Recently, however, the Supreme Court in Pillars (Nigeria) Ltd v. Desbordes27 ended one frequent abuse of the legislation by lessees. The Supreme Court held that even where notice of termination is short of what the law calls for, the service of process in the action to eject the lessee will in itself be notice adequate for eviction purposes running from the date of service.

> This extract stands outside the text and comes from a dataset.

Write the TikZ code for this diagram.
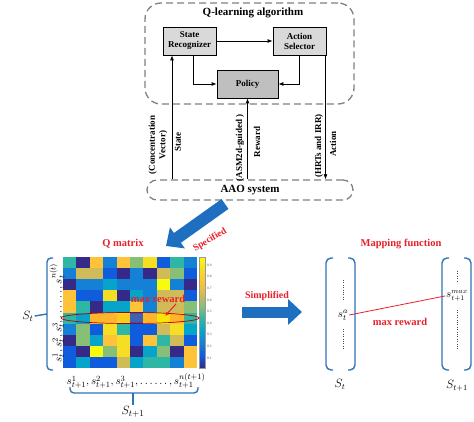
\documentclass[tikz,border=0pt]{standalone}
\usepackage{fontspec}
\setmainfont{Liberation Serif}
\usetikzlibrary{arrows.meta,calc,shapes.geometric}
\definecolor{dgray}{HTML}{808080}
\definecolor{lgray}{HTML}{D9D9D9}
\definecolor{mgray}{HTML}{BFBFBF}
\definecolor{qred}{HTML}{E8202A}
\definecolor{bblue}{HTML}{2E75B6}
\definecolor{abl}{HTML}{1F6FC0}
\definecolor{p0}{HTML}{352A87}
\definecolor{p1}{HTML}{0F5CDD}
\definecolor{p2}{HTML}{1481D6}
\definecolor{p3}{HTML}{06A4CA}
\definecolor{p4}{HTML}{2EB7A4}
\definecolor{p5}{HTML}{87BF77}
\definecolor{p6}{HTML}{D1BB59}
\definecolor{p7}{HTML}{FEC338}
\definecolor{p8}{HTML}{F5DE23}
\definecolor{p9}{HTML}{F9FB0E}
\tikzset{
 dashbox/.style={draw=dgray, dash pattern=on 7pt off 4pt, line width=1.3pt},
 graybox/.style={draw=black, line width=0.8pt, fill=lgray, font=\bfseries\fontsize{9}{10}\selectfont, align=center, minimum width=53pt, minimum height=28pt, inner sep=1pt},
 arr/.style={draw=black, line width=0.8pt, -{Latex[length=5pt,width=4pt]}},
 rot/.style={rotate=90, font=\bfseries\fontsize{9}{10.5}\selectfont, align=center, inner sep=1pt},
 redlab/.style={text=qred, font=\bfseries\fontsize{10.5}{12}\selectfont, inner sep=1pt},
 brk/.style={draw=bblue, line width=1.4pt},
 bigarrow/.style={draw=abl, line width=11pt, -{Triangle[length=14pt,width=25pt]}},
 mathlab/.style={font=\fontsize{11}{12}\selectfont, inner sep=1pt},
 cbtick/.style={font=\fontsize{3.5}{4}\selectfont, text=black!70, inner sep=0pt, anchor=west},
 dotline/.style={draw=black!70, line width=0.8pt, dash pattern=on 0.8pt off 1.6pt},
}
\begin{document}
\begin{tikzpicture}[x=1pt,y=-1pt]
\useasboundingbox (0,0) rectangle (474,422);
% ---------- Q-learning algorithm ----------
\node[dashbox, rounded corners=16pt, minimum width=209pt, minimum height=101pt] (qbox) at (249.5,53.5) {};
\node[font=\bfseries\fontsize{11}{12}\selectfont] (qtitle) at (253,13) {Q-learning algorithm};
\node[graybox] (sr) at (189.5,41) {State\\Recognizer};
\node[graybox] (as) at (299.5,41) {Action\\Selector};
\node[graybox, fill=mgray, minimum width=61pt] (pol) at (247.5,84) {Policy};
\draw[arr] (sr.east) -- (as.west);
\draw[arr] ([xshift=4pt]sr.south) |- (pol.west);
\draw[arr] (as.south) |- (pol.east);
% ---------- AAO system ----------
\node[dashbox, rounded corners=10pt, minimum width=206pt, minimum height=20pt, font=\bfseries\fontsize{11}{12}\selectfont] (aao) at (250,190) {AAO system};
\draw[arr] ([xshift=-17.5pt]sr.south |- aao.north) -- ([xshift=-17.5pt]sr.south);
\draw[arr] (pol.south |- aao.north) -- (pol.south);
\draw[arr] ([xshift=26pt]as.south) -- ([xshift=26pt]as.south |- aao.north);
\node[rot] (cv) at (158,145) {(Concentration\\Vector)};
\node[rot] (stl) at (178,142) {State};
\node[rot] (asm) at (240,148) {(ASM2d-guided )};
\node[rot] (rw) at (257,142) {Reward};
\node[rot] (hrt) at (319,146) {(HRTs and IRR)};
\node[rot] (act) at (333,144) {Action};
% ---------- Specified arrow ----------
\coordinate (spA) at (225,204);
\coordinate (spB) at (166,246);
\draw[bigarrow, line width=12pt] (spA) -- (spB);
\node[redlab, rotate=31, font=\bfseries\fontsize{9.5}{11}\selectfont] (spec) at (210,240) {Specified};
% ---------- Q matrix ----------
\node[redlab] (qm) at (123,244) {Q matrix};
\foreach \row [count=\r from 0] in {
 {4,0,7,2,7,5,8,1,4,2},
 {2,6,6,1,0,2,0,6,5,1},
 {0,2,2,3,2,2,2,9,2,0},
 {7,1,1,8,0,3,2,6,6,1},
 {7,4,0,3,3,7,2,6,6,5},
 {4,3,7,7,8,1,7,9,7,4},
 {2,5,1,8,4,1,1,6,8,3},
 {0,5,3,7,8,1,7,4,6,1},
 {1,0,9,5,8,0,3,5,0,7},
 {1,3,1,1,6,3,4,4,2,7}}{
  \foreach \v [count=\c from 0] in \row {
    \fill[p\v] ({63+13.4*\c},{257+11.1*\r}) rectangle ++(13.45,11.15);
  }
}
\foreach \k [evaluate=\k as \kk using int(\k+1)] in {0,...,8}{
  \shade[bottom color=p\k, top color=p\kk] (199,{368-12.333*\k}) rectangle (205,{368-12.333*(\k+1)});
}
\draw[black!40, line width=0.3pt] (199,257) rectangle (205,368);
\foreach \i in {1,...,9}{
  \node[cbtick] at (207,{358-11.625*(\i-1)}) {0.\i};
}
\fill[orange, opacity=0.2] (90,314) rectangle (186,322);
\node[ellipse, draw=red!70!black, line width=0.7pt, minimum width=138pt, minimum height=11pt, inner sep=0pt] (ell) at (130,318) {};
\node[redlab] (mr1) at (158,299) {max reward};
\coordinate (maxcell) at (165,316);
\draw[qred, line width=1pt, -{Latex[length=4pt,width=3.5pt]}] ([xshift=18pt]mr1.south) -- (maxcell);
% row labels and bracket
\node[mathlab, rotate=90] (rowlab) at (57,313) {$s_t^1,s_t^2,s_t^3,\dots\dots,s_t^{n(t)}$};
\draw[brk, rounded corners=4pt] (53,258) -- (47,258) -- (47,370) -- (53,370);
\coordinate (lbk) at (47,314);
\node[mathlab, font=\fontsize{13}{14}\selectfont] (St) at (28,316) {$S_t$};
\draw[brk] (lbk) -- (St.east);
% column labels and bracket
\node[mathlab] (collab) at (136,381) {$s_{t+1}^1,s_{t+1}^2,s_{t+1}^3,\dots\dots,s_{t+1}^{n(t+1)}$};
\draw[brk, rounded corners=4pt] (70,387) -- (70,393) -- (198,393) -- (198,387);
\coordinate (bbk) at (133,393);
\node[mathlab, font=\fontsize{13}{14}\selectfont] (St1) at (133,412) {$S_{t+1}$};
\draw[brk] (bbk) -- (St1.north);
% ---------- Simplified arrow ----------
\node[redlab, font=\bfseries\fontsize{10}{12}\selectfont] (simp) at (267,296) {Simplified};
\coordinate (siA) at (242,312);
\coordinate (siB) at (302,312);
\draw[bigarrow] (siA) -- (siB);
% ---------- Mapping function ----------
\node[redlab] (mf) at (401,244) {Mapping function};
\draw[brk, rounded corners=5pt] (333,258) -- (326,258) -- (326,370) -- (333,370);
\draw[brk, rounded corners=5pt] (348,258) -- (355,258) -- (355,370) -- (348,370);
\draw[brk, rounded corners=5pt] (449,258) -- (442,258) -- (442,370) -- (449,370);
\draw[brk, rounded corners=5pt] (464,258) -- (471,258) -- (471,370) -- (464,370);
\node[mathlab] (sta) at (343,315) {$s_t^a$};
\node[mathlab, font=\fontsize{10.5}{12}\selectfont] (smax) at (457,296) {$s_{t+1}^{max}$};
\draw[dotline] (343,280) -- (343,301);
\draw[dotline] (343,329) -- (343,349);
\draw[dotline] (457,271) -- (457,281);
\draw[dotline] (457,310) -- (457,349);
\draw[qred, line width=0.8pt] (sta.east) -- (smax.west);
\node[redlab] (mr2) at (400,322) {max reward};
\node[mathlab, font=\fontsize{12}{14}\selectfont] (Stm) at (340,384) {$S_t$};
\node[mathlab, font=\fontsize{12}{14}\selectfont] (St1m) at (457,386) {$S_{t+1}$};
\end{tikzpicture}
\end{document}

There is little regulatory control over most of the terms of a lease agreement. However, some states like Lagos have made statutory provisions to govern specific matters such as the payment of rent. By virtue of Section 4 of the Lagos State Tenancy Law 2011, it is unlawful for a landlord or its agent to demand or receive from a new tenant rent in excess of one year for a yearly tenant or in excess of six months for a monthly tenant in respect of any premises. It is likewise unlawful for a new tenant to offer or pay rent in excess of one year or six months (as the case may be). The penalty for both the landlord and tenant involved in such an arrangement is a fine of 100,000 naira (approximately US$100) or three months imprisonment. The statute applies to both residential and business premises in all of Lagos State except a few upmarket areas.

In practice, however, some landlords still request and tenants still pay rent in excess of one year or six months as there is a high demand for leased premises and very limited monitoring by the authorities.